*DATASET EXCERPTS*:
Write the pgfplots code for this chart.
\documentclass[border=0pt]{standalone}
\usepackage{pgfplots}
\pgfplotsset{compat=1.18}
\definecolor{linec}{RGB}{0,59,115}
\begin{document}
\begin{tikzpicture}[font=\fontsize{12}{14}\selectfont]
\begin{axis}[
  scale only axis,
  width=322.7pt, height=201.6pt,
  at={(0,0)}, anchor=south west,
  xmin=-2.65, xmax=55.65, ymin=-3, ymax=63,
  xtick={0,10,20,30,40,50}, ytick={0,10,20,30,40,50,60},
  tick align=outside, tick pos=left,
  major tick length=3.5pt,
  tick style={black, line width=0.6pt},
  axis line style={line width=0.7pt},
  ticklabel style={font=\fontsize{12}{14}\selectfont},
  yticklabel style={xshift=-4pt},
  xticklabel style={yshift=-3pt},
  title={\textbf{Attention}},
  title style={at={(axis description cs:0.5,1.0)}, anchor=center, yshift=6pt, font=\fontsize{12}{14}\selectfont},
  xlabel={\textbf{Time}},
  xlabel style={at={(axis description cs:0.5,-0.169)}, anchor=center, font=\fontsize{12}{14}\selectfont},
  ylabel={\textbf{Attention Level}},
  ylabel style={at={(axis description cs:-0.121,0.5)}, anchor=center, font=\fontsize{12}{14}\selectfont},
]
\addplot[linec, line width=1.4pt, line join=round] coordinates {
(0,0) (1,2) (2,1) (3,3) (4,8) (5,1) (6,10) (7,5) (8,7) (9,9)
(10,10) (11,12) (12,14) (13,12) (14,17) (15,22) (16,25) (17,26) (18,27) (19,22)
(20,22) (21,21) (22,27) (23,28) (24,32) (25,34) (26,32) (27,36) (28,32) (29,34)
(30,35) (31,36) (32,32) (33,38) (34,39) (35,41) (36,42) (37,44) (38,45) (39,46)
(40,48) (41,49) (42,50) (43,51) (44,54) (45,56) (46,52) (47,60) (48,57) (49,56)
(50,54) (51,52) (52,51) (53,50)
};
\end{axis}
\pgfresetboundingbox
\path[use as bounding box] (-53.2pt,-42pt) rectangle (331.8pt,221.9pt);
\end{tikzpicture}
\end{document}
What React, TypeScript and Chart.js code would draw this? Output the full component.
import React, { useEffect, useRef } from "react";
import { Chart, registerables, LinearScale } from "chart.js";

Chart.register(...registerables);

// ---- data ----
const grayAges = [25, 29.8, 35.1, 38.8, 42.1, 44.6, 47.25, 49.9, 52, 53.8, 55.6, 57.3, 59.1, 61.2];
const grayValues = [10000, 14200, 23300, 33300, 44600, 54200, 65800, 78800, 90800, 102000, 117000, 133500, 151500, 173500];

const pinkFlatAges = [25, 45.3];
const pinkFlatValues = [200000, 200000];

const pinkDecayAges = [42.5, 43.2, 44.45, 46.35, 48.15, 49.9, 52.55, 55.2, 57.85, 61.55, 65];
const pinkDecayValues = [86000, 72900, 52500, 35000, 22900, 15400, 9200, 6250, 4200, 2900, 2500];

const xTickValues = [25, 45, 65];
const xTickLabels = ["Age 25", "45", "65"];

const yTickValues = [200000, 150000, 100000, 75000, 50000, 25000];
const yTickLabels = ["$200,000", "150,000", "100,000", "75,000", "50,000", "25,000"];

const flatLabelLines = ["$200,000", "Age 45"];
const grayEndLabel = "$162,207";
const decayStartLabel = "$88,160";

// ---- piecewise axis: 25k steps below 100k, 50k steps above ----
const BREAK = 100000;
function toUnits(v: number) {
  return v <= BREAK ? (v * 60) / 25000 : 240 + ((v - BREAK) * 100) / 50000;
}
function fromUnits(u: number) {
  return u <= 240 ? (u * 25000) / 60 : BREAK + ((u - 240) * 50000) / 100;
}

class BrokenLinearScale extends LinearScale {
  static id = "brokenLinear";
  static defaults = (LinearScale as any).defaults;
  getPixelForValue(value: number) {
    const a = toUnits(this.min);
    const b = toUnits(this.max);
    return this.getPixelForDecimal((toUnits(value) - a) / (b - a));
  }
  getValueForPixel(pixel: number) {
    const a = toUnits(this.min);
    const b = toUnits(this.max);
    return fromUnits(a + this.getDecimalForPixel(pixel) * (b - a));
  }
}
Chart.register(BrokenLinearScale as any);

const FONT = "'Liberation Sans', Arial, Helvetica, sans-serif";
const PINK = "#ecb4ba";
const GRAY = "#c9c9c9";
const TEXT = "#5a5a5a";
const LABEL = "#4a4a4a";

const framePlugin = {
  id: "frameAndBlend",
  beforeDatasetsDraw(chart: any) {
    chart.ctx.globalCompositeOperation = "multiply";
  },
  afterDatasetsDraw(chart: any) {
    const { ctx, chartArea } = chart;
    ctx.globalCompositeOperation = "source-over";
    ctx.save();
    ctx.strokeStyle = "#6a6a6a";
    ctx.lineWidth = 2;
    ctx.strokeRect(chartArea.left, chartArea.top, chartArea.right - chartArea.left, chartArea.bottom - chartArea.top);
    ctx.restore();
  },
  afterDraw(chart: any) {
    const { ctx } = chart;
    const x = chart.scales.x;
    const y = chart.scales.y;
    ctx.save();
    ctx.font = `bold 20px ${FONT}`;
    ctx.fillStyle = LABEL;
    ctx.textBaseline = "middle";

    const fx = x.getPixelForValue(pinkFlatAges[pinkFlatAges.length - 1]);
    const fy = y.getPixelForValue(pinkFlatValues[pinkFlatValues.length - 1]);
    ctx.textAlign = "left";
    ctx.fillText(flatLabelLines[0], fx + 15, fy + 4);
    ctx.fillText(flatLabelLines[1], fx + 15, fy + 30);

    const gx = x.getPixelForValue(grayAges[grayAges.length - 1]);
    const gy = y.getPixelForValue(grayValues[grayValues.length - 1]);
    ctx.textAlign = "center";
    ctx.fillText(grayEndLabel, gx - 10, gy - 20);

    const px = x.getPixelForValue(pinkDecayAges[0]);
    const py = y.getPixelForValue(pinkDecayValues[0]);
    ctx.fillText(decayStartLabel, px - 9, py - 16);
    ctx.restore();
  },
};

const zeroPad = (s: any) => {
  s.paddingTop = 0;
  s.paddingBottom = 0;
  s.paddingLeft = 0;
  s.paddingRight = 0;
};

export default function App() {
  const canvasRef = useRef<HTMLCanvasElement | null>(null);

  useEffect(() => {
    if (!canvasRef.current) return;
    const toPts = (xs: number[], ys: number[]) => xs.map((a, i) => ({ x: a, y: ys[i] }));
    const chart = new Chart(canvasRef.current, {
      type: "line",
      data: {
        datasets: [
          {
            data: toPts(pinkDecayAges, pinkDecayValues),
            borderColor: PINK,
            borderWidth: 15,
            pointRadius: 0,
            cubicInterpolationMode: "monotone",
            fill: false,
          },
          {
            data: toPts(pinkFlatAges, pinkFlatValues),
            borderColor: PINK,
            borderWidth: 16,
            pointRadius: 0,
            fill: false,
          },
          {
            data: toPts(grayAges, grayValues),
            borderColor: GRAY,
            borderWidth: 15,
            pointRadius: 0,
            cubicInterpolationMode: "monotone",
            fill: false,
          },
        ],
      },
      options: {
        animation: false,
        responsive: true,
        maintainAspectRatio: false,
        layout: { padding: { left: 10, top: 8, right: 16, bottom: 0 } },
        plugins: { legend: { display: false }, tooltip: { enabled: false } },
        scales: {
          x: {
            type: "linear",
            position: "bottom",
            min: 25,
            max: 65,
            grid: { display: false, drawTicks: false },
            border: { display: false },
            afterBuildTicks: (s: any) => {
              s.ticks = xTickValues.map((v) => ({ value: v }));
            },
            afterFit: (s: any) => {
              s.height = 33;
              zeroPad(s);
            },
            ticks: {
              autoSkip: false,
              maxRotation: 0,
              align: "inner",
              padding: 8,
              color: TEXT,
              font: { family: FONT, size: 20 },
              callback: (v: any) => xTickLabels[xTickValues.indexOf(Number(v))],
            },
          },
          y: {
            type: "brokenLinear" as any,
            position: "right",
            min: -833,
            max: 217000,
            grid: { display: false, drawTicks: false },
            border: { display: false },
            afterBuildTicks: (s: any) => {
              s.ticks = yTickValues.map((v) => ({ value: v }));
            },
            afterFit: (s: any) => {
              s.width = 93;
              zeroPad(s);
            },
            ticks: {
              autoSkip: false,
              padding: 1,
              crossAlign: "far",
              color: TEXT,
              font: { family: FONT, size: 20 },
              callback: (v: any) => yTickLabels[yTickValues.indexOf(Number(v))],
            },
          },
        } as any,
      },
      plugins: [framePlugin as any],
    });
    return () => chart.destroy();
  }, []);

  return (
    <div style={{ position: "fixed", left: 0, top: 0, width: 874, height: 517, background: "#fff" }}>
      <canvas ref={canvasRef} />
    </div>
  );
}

* * *

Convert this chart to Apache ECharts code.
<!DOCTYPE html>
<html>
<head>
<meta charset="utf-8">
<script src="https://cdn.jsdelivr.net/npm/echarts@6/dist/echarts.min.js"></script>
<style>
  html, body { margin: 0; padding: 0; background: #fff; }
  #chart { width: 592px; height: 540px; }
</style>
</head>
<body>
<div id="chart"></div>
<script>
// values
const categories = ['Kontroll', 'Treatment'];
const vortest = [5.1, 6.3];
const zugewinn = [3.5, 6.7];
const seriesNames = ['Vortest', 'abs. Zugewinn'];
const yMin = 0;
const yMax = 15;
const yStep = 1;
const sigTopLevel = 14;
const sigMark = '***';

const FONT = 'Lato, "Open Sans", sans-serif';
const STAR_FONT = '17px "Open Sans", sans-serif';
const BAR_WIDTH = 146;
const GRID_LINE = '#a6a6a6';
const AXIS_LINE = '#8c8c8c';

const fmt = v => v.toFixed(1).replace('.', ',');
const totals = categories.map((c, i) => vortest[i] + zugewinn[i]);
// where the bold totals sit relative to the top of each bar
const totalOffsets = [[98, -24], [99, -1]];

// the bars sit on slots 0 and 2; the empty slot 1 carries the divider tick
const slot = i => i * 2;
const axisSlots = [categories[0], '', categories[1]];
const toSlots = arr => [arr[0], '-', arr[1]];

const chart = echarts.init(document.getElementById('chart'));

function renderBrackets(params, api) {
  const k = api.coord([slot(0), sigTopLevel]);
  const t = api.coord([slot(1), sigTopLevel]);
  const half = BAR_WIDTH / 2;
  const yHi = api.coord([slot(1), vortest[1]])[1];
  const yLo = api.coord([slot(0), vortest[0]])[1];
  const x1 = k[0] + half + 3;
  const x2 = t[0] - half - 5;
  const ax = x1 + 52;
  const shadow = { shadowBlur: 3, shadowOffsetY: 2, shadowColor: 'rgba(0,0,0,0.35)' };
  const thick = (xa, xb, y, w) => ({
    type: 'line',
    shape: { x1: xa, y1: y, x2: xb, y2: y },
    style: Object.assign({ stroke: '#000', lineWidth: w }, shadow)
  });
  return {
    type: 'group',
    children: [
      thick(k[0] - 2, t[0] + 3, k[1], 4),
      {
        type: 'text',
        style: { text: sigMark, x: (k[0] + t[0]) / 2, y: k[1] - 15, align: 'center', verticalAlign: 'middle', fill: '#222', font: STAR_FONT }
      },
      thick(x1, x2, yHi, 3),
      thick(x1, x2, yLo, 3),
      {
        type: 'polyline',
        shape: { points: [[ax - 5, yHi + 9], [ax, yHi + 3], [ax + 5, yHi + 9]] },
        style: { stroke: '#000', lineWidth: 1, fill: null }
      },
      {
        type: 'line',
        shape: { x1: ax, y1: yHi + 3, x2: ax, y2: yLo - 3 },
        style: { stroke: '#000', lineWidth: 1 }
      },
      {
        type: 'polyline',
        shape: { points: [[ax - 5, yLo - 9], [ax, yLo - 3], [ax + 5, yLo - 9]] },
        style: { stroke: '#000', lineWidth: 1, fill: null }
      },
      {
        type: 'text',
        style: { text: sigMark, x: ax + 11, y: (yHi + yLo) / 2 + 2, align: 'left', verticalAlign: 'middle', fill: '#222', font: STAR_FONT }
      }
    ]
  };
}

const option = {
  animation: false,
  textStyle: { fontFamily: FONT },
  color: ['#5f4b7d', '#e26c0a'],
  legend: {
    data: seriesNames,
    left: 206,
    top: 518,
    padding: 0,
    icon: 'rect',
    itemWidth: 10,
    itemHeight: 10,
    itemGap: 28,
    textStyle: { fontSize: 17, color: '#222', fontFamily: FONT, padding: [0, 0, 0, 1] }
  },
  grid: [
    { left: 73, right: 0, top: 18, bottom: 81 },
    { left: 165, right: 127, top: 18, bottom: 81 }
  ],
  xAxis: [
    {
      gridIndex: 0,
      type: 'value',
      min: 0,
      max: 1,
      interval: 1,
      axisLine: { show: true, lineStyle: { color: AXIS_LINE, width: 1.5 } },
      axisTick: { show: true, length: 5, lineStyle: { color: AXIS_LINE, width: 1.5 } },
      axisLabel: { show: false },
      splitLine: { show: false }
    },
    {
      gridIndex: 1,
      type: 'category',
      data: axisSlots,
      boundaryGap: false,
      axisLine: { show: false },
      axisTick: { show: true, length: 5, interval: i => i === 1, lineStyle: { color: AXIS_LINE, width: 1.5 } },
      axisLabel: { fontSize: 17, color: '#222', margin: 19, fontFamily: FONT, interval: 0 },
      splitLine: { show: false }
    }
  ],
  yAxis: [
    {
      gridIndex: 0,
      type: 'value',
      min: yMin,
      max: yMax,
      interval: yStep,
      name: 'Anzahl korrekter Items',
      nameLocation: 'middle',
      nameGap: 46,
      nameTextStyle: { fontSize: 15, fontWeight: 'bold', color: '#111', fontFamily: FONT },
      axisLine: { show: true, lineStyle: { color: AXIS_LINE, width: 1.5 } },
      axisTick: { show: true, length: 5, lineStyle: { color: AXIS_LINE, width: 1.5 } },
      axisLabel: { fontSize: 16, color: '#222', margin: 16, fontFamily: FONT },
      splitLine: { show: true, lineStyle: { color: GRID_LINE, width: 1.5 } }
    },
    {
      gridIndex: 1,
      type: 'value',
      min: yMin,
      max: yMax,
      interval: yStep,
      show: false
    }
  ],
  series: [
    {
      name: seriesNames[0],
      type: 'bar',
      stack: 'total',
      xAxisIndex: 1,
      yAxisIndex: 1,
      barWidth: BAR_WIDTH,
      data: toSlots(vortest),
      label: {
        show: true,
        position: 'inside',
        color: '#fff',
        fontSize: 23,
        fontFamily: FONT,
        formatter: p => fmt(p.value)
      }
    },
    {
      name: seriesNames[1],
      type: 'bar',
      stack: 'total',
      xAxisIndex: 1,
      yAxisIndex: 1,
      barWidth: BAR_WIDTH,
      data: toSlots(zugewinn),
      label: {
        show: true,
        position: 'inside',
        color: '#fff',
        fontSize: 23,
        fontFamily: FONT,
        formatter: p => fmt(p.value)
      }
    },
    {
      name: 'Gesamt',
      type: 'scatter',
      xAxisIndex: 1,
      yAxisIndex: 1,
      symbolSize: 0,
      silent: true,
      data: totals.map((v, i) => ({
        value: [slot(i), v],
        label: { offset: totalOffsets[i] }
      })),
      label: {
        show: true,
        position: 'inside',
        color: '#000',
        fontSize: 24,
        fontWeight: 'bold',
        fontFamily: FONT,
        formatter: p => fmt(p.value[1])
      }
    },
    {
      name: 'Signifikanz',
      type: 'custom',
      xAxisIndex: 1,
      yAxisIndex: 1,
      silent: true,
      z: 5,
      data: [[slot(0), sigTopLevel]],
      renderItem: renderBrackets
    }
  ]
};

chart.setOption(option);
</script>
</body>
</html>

*WHAT TO PRODUCE*:
Print the lines from the line containing "Convert this chart to Apache ECharts code." to the line containing "const sigMark = '***';", both ends included, exactly and with nothing added.

*RESULT OF THIS EXERCISE*:
Convert this chart to Apache ECharts code.
<!DOCTYPE html>
<html>
<head>
<meta charset="utf-8">
<script src="https://cdn.jsdelivr.net/npm/echarts@6/dist/echarts.min.js"></script>
<style>
  html, body { margin: 0; padding: 0; background: #fff; }
  #chart { width: 592px; height: 540px; }
</style>
</head>
<body>
<div id="chart"></div>
<script>
// values
const categories = ['Kontroll', 'Treatment'];
const vortest = [5.1, 6.3];
const zugewinn = [3.5, 6.7];
const seriesNames = ['Vortest', 'abs. Zugewinn'];
const yMin = 0;
const yMax = 15;
const yStep = 1;
const sigTopLevel = 14;
const sigMark = '***';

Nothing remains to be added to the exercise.